Blind faith
FM Magazine spoke with Jean Chemali, Manager of Window Covering Products for Hunter Douglas Middle East, about the company’s innovative solar shading systems.
FM Magazine spoke with Jean Chemali, Manager of Window Covering Products for Hunter Douglas Middle East, about the company’s innovative solar shading systems.
When it comes to stunning buildings, the GCC is not short of examples. Vertical columns of glass and aluminium are sprouting up relentlessly to the tune of more than $300 billion in construction investment. While ‘looks’ have typically been the most important factor in a client’s brief, much more attention is now being paid to operational functionality – bringing a keener sense of understanding how to manage energy consumption while optimising interior working environments.
Glance down Dubai’s ‘Manhattanesque’ Sheikh Zayed Road, for example, and you find a glittering array of fantastic façades. But the comfort of the occupants within can vary tremendously. A façade must reach an critical balance between aesthetics, user comfort, energy efficiency and affordable maintenance – criteria that conflict in more than one area. The result is often to the advantage of aesthetics and architecture, and to the detriment of user comfort.
Whilst a 100 percent glass façade is great for bringing natural light into a building, it requires a particularly efficient solar control system to reduce energy bills caused by overheating – and to reduce glare. Window covering products, which can be used either internally or externally, are one effective solution for solar control and are being increasingly utilised in the GCC.
“The mentality of people over here is changing,” explains Jean Chemali, Manager of Window Covering Products for Hunter Douglas Middle East. “In Europe, the whole thinking about design concepts and window coverings has changed tremendously over the past five to 10 years. Here, engineers, consultants and architects are following very quickly with the uptake of Helioscreen products, which are overtaking many other types of window coverings. Although they’ve been around since the Sixties, people are just starting to realise the importance of it.”
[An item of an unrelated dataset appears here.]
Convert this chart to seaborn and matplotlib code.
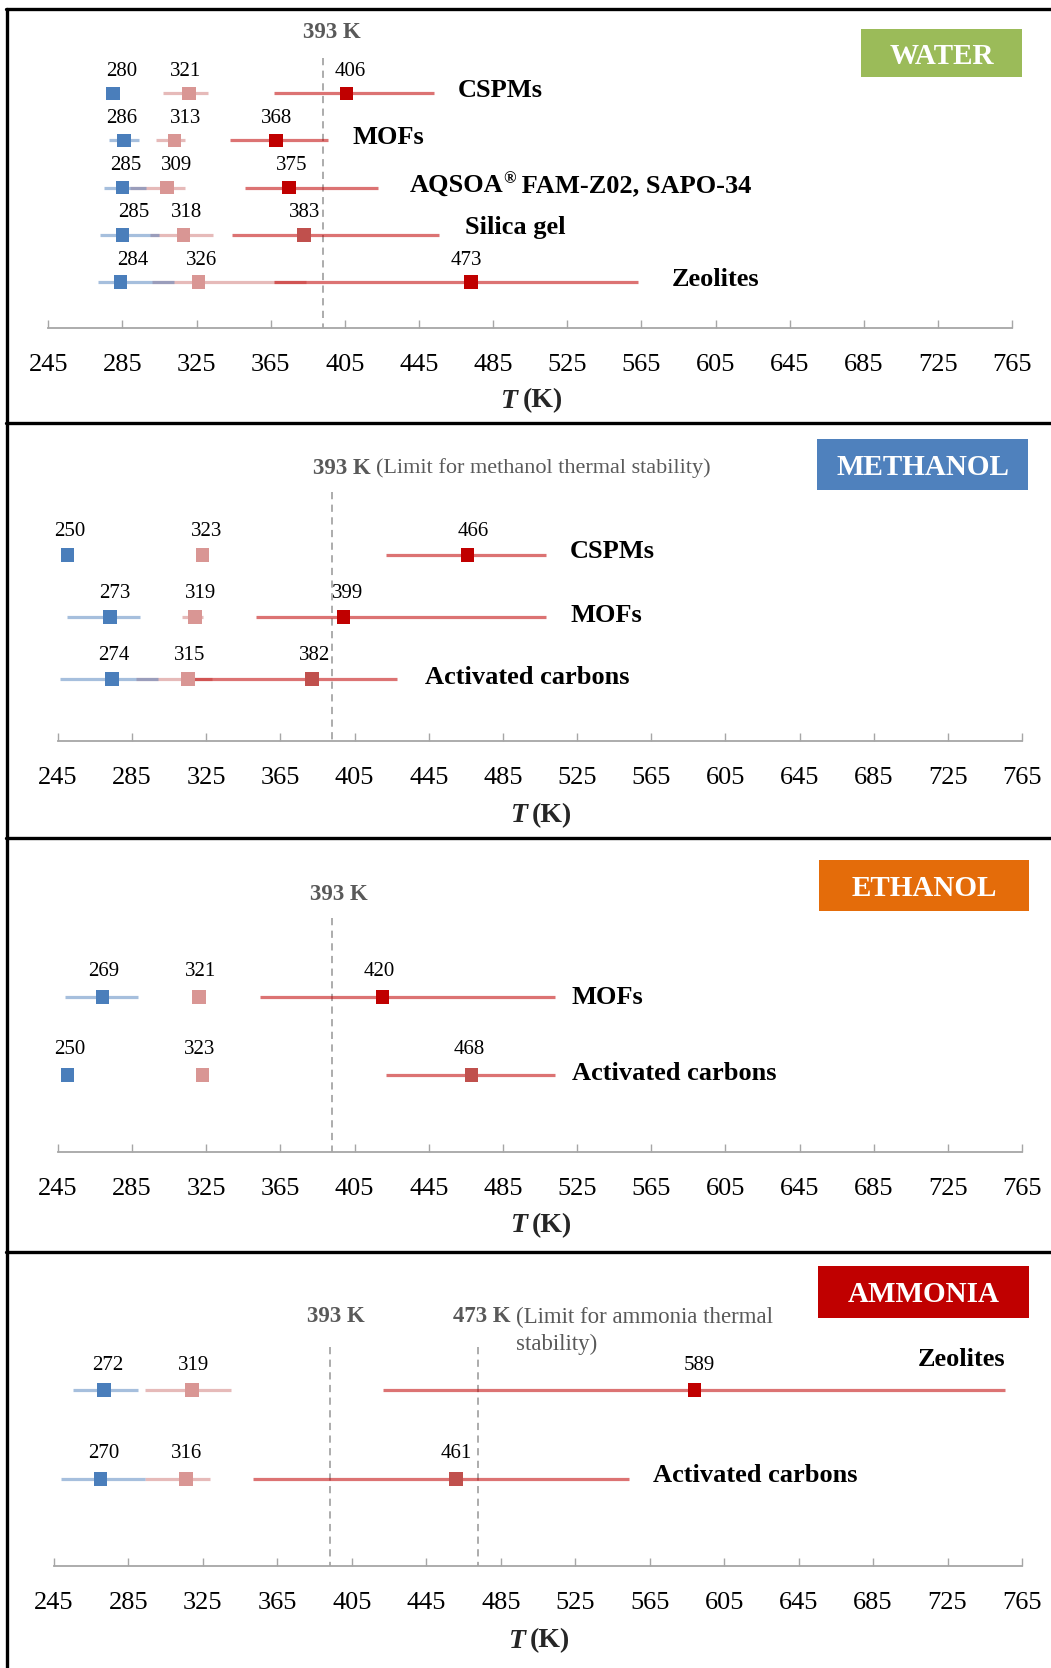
import numpy as np
import pandas as pd
import matplotlib
matplotlib.use("Agg")
import matplotlib.pyplot as plt
from matplotlib.patches import Rectangle
from matplotlib.lines import Line2D
import seaborn as sns

# ---------------- data (temperatures in K) ----------------
# evap = evaporator side (blue), cond = condenser side (pink), des = desorption (red)
water_rows = ["CSPMs", "MOFs", "AQSOA® FAM-Z02, SAPO-34", "Silica gel", "Zeolites"]
water_evap = [280, 286, 285, 285, 284]
water_evap_lo = [np.nan, 278, 275, 273, 272]
water_evap_hi = [np.nan, 294, 298, 305, 313]
water_cond = [321, 313, 309, 318, 326]
water_cond_lo = [307, 303, 289, 300, 301]
water_cond_hi = [331, 319, 319, 334, 384]
water_des = [406, 368, 375, 383, 473]
water_des_lo = [367, 343, 351, 344, 367]
water_des_hi = [453, 396, 423, 456, 563]

methanol_rows = ["CSPMs", "MOFs", "Activated carbons"]
methanol_evap = [250, 273, 274]
methanol_evap_lo = [np.nan, 250, 246]
methanol_evap_hi = [np.nan, 289, 299]
methanol_cond = [323, 319, 315]
methanol_cond_lo = [np.nan, 312, 287]
methanol_cond_hi = [np.nan, 323, 328]
methanol_des = [466, 399, 382]
methanol_des_lo = [422, 352, 317]
methanol_des_hi = [508, 508, 428]

ethanol_rows = ["MOFs", "Activated carbons"]
ethanol_evap = [269, 250]
ethanol_evap_lo = [249, np.nan]
ethanol_evap_hi = [288, np.nan]
ethanol_cond = [321, 323]
ethanol_cond_lo = [np.nan, np.nan]
ethanol_cond_hi = [np.nan, np.nan]
ethanol_des = [420, 468]
ethanol_des_lo = [354, 422]
ethanol_des_hi = [513, 513]

ammonia_rows = ["Zeolites", "Activated carbons"]
ammonia_evap = [272, 270]
ammonia_evap_lo = [255, 249]
ammonia_evap_hi = [290, 294]
ammonia_cond = [319, 316]
ammonia_cond_lo = [294, 294]
ammonia_cond_hi = [340, 329]
ammonia_des = [589, 461]
ammonia_des_lo = [422, 352]
ammonia_des_hi = [756, 554]

tick_values = list(range(245, 766, 40))

# ---------------- styling ----------------
W, H = 1051, 1668
SERIF = ["Liberation Serif", "DejaVu Serif"]
sns.set_theme(style="white")
plt.rcParams["font.family"] = SERIF

MARK = {"evap": "#4a7ebb", "cond": "#d99694", "deep": "#c00000", "soft": "#c0504d"}
LINE = {"evap": ("#4f81bd", 0.50), "cond": ("#d99694", 0.65), "des": ("#c00000", 0.55)}
GREY = "#595959"

panels = [
    dict(name="WATER", badge="#9bbb59",
         rows=water_rows,
         evap=(water_evap, water_evap_lo, water_evap_hi),
         cond=(water_cond, water_cond_lo, water_cond_hi),
         des=(water_des, water_des_lo, water_des_hi),
         des_shade=["deep", "deep", "deep", "soft", "deep"],
         lay=dict(top=9, bottom=423, x245=48.2, x765=1012.3, row0=93.3, step=47.2,
                  axis=328, T=401, ref_top=58, ref_y=32,
                  badge=(861, 29, 1022, 77),
                  vdy=22, evap_dx=[9, -3, 3, 11, 12], cond_dx=[-4, 11, 10, 3, 3],
                  des_dx=[4, 0, 2, 1, -5],
                  name_dx=[24, 24, 32, 26, 34], name_dy=[3, 3, 2, 7, 3],
                  name_ha=["left"] * 5)),
    dict(name="METHANOL", badge="#4f81bd",
         rows=methanol_rows,
         evap=(methanol_evap, methanol_evap_lo, methanol_evap_hi),
         cond=(methanol_cond, methanol_cond_lo, methanol_cond_hi),
         des=(methanol_des, methanol_des_lo, methanol_des_hi),
         des_shade=["deep", "deep", "soft"],
         lay=dict(top=423, bottom=838, x245=58, x765=1022, row0=555, step=62,
                  axis=741, T=816, ref_top=492, ref_y=468,
                  badge=(817, 439, 1028, 490),
                  vdy=24, evap_dx=[2, 5, 2], cond_dx=[4, 5, 2], des_dx=[6, 4, 3],
                  name_dx=[24, 25, 28], name_dy=[4, 2, 1],
                  name_ha=["left"] * 3)),
    dict(name="ETHANOL", badge="#e46c0a",
         rows=ethanol_rows,
         evap=(ethanol_evap, ethanol_evap_lo, ethanol_evap_hi),
         cond=(ethanol_cond, ethanol_cond_lo, ethanol_cond_hi),
         des=(ethanol_des, ethanol_des_lo, ethanol_des_hi),
         des_shade=["deep", "soft"],
         lay=dict(top=838, bottom=1252, x245=58, x765=1022, row0=997, step=78,
                  axis=1152, T=1226, ref_top=918, ref_y=895,
                  badge=(819, 860, 1029, 911),
                  vdy=25, evap_dx=[1, 2], cond_dx=[2, -3], des_dx=[-3, -2],
                  name_dx=[17, 17], name_dy=[0, 2],
                  name_ha=["left"] * 2)),
    dict(name="AMMONIA", badge="#c00000",
         rows=ammonia_rows,
         evap=(ammonia_evap, ammonia_evap_lo, ammonia_evap_hi),
         cond=(ammonia_cond, ammonia_cond_lo, ammonia_cond_hi),
         des=(ammonia_des, ammonia_des_lo, ammonia_des_hi),
         des_shade=["deep", "soft"],
         lay=dict(top=1252, bottom=1668, x245=54, x765=1022, row0=1390, step=89,
                  axis=1566, T=1641, ref_top=1347, ref_y=1317,
                  badge=(818, 1266, 1029, 1318),
                  vdy=25, evap_dx=[3, 3], cond_dx=[2, 0], des_dx=[5, 0],
                  name_dx=[0, 24], name_dy=[30, 4],
                  name_ha=["right", "left"])),
]

fig = plt.figure(figsize=(W / 100, H / 100), dpi=100)


def fx(px):
    return px / W


def fy(py):
    return 1 - py / H


def chain(ax, prev, text, dx=0, **kw):
    """Place text immediately to the right of a previous text artist."""
    return ax.annotate(text, xy=(1, 0), xycoords=prev, xytext=(dx, 0),
                       textcoords="offset pixels", ha="left", va="bottom", **kw)


def draw_panel(p):
    L = p["lay"]
    top, bot = L["top"], L["bottom"]
    ax = fig.add_axes([0, fy(bot), 1, (bot - top) / H])
    ax.set_facecolor("none")
    ppk = (L["x765"] - L["x245"]) / 520.0
    ax.set_xlim(245 - L["x245"] / ppk, 245 + (W - L["x245"]) / ppk)

    def idx(py):
        return (py - L["row0"]) / L["step"]

    ax.set_ylim(idx(bot), idx(top))
    n = len(p["rows"])
    rows = np.arange(n)

    # range bars
    for key in ("cond", "evap", "des"):
        vals, lo, hi = p[key]
        col, alpha = LINE[key]
        lo = np.asarray(lo, float)
        hi = np.asarray(hi, float)
        ok = ~np.isnan(lo)
        ax.hlines(rows[ok], lo[ok], hi[ok], colors=col, alpha=alpha, lw=2.3, zorder=2)

    # square markers
    recs = []
    for key in ("evap", "cond", "des"):
        vals = p[key][0]
        for i, v in enumerate(vals):
            shade = key if key != "des" else p["des_shade"][i]
            recs.append(dict(T=v, row=i, shade=shade))
    df = pd.DataFrame(recs)
    sns.scatterplot(data=df, x="T", y="row", hue="shade", palette=MARK, marker="s",
                    s=95, linewidth=0, legend=False, ax=ax, zorder=4)
    ax.set_xlabel("")
    ax.set_ylabel("")

    # value labels
    for key in ("evap", "cond", "des"):
        vals = p[key][0]
        for i, v in enumerate(vals):
            ax.annotate(f"{v:g}", (v, i), xytext=(L[key + "_dx"][i], L["vdy"]),
                        textcoords="offset pixels", ha="center", va="center",
                        fontsize=15, color="black", zorder=5)

    # material names
    for i, name in enumerate(p["rows"]):
        x = p["des"][2][i]
        ha = L["name_ha"][i]
        kw = dict(fontsize=19, fontweight="bold", color="black")
        if "®" in name:
            a, b = name.split("®")
            t1 = ax.annotate(a, (x, i), xytext=(L["name_dx"][i], L["name_dy"][i]),
                             textcoords="offset pixels", ha=ha, va="center", **kw)
            t2 = ax.annotate("®", xy=(1, 0.42), xycoords=t1, xytext=(-1, 0),
                             textcoords="offset pixels", ha="left", va="bottom",
                             fontsize=12, fontweight="bold", color="black")
            ax.annotate(b, xy=(1, 0), xycoords=(t2, t1), ha="left", va="bottom", **kw)
        else:
            ax.annotate(name, (x, i), xytext=(L["name_dx"][i], L["name_dy"][i]),
                        textcoords="offset pixels", ha=ha, va="center", **kw)

    # x axis
    for s in ("top", "left", "right"):
        ax.spines[s].set_visible(False)
    sp = ax.spines["bottom"]
    sp.set_position(("data", idx(L["axis"])))
    sp.set_bounds(245, 765)
    sp.set_color("#a6a6a6")
    sp.set_linewidth(1.3)
    ax.set_xticks(tick_values)
    ax.set_xticklabels([str(t) for t in tick_values])
    ax.set_yticks([])
    ax.tick_params(axis="x", direction="in", length=6, width=1.0, color="#a6a6a6",
                   labelsize=19, labelcolor="black", pad=18.5, bottom=True)

    # axis title T (K)
    t = ax.annotate("T", xy=(505, idx(L["T"])), xytext=(-12, 0), textcoords="offset pixels",
                    ha="right", va="center", fontsize=20, fontweight="bold",
                    fontstyle="italic")
    chain(ax, t, "(K)", dx=4, fontsize=20, fontweight="bold")

    # reference temperatures
    ref_kw = dict(colors="#a6a6a6", linestyles=(0, (4, 3)), lw=1.3, zorder=1)
    ax.vlines(393, idx(L["ref_top"]), idx(L["axis"]), **ref_kw)
    lab = dict(fontsize=16.5, color=GREY)
    ry = idx(L["ref_y"])
    if p["name"] == "WATER":
        ax.annotate("393 K", (393, ry), xytext=(9, 0), textcoords="offset pixels",
                    ha="center", va="center", fontweight="bold", **lab)
    elif p["name"] == "METHANOL":
        t1 = ax.annotate("393 K", (393, ry), xytext=(-19, 0), textcoords="offset pixels",
                         ha="left", va="center", fontweight="bold", **lab)
        chain(ax, t1, "(Limit for methanol thermal stability)", dx=5,
              fontsize=16, color=GREY)
    elif p["name"] == "ETHANOL":
        ax.annotate("393 K", (393, ry), xytext=(7, 0), textcoords="offset pixels",
                    ha="center", va="center", fontweight="bold", **lab)
    else:
        ax.vlines(473, idx(L["ref_top"]), idx(L["axis"]), **ref_kw)
        ax.annotate("393 K", (393, ry), xytext=(6, 0), textcoords="offset pixels",
                    ha="center", va="center", fontweight="bold", **lab)
        t1 = ax.annotate("473 K", (473, ry), xytext=(-25, 0), textcoords="offset pixels",
                         ha="left", va="center", fontweight="bold", **lab)
        ax.annotate("(Limit for ammonia thermal\nstability)", xy=(1, 1), xycoords=t1,
                    xytext=(5, 0), textcoords="offset pixels", ha="left", va="top",
                    multialignment="left", linespacing=1.35, **lab)

    # fluid badge
    x0, y0, x1, y1 = L["badge"]
    fig.add_artist(Rectangle((fx(x0), fy(y1)), fx(x1) - fx(x0), fy(y0) - fy(y1),
                             transform=fig.transFigure, facecolor=p["badge"],
                             edgecolor="none", zorder=3))
    fig.text(fx((x0 + x1) / 2), fy((y0 + y1) / 2 + 3), p["name"], ha="center",
             va="center", fontsize=21, fontweight="bold", color="white", zorder=4)
    return ax


for p in panels:
    draw_panel(p)

# panel frames
frame = dict(color="black", lw=2.4, transform=fig.transFigure, zorder=10)
fig.add_artist(Line2D([fx(6.5), fx(6.5)], [fy(8.5), 0], **frame))
for yy in (8.5, 423, 838, 1252):
    fig.add_artist(Line2D([fx(5.5), 1], [fy(yy), fy(yy)], **frame))

fig.savefig("out.png", dpi=100, facecolor="white")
Screen is an open fabric woven from glass yarns, coated with a bulk-dyed polymer compound. Studies have shown that these external blinds can stop up to 90 per cent of solar energy. This translates into a 5-150C reduction in maximum room temperature, which in turn makes it possible to reduce air-conditioning capacity by 50 per cent and power consumption by up to 60 per cent. Automating blinds by positioning them according to the time of day and the weather further optimises energy savings. Placed on the inside, screen blinds ensure good visual comfort by reducing the intensity of light and glare.
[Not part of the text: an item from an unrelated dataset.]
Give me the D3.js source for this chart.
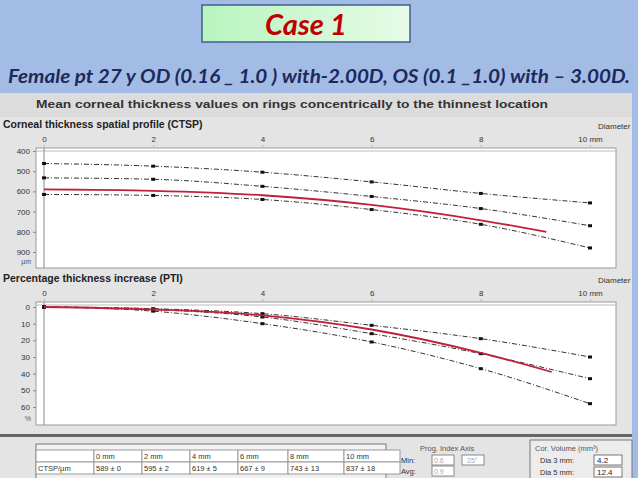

If you want to block heat, you’re better off doing it outside a building rather than inside where it will not be nearly as effective in reducing air conditioning load.
“Unfortunately, the most popular over here is still the internally used one,” says Chemali. “But if you want to have energy efficiency, then you have to go for external use. If you want to block heat, you’re better off doing it outside a building rather than inside where it will not be nearly as effective in reducing air conditioning load.”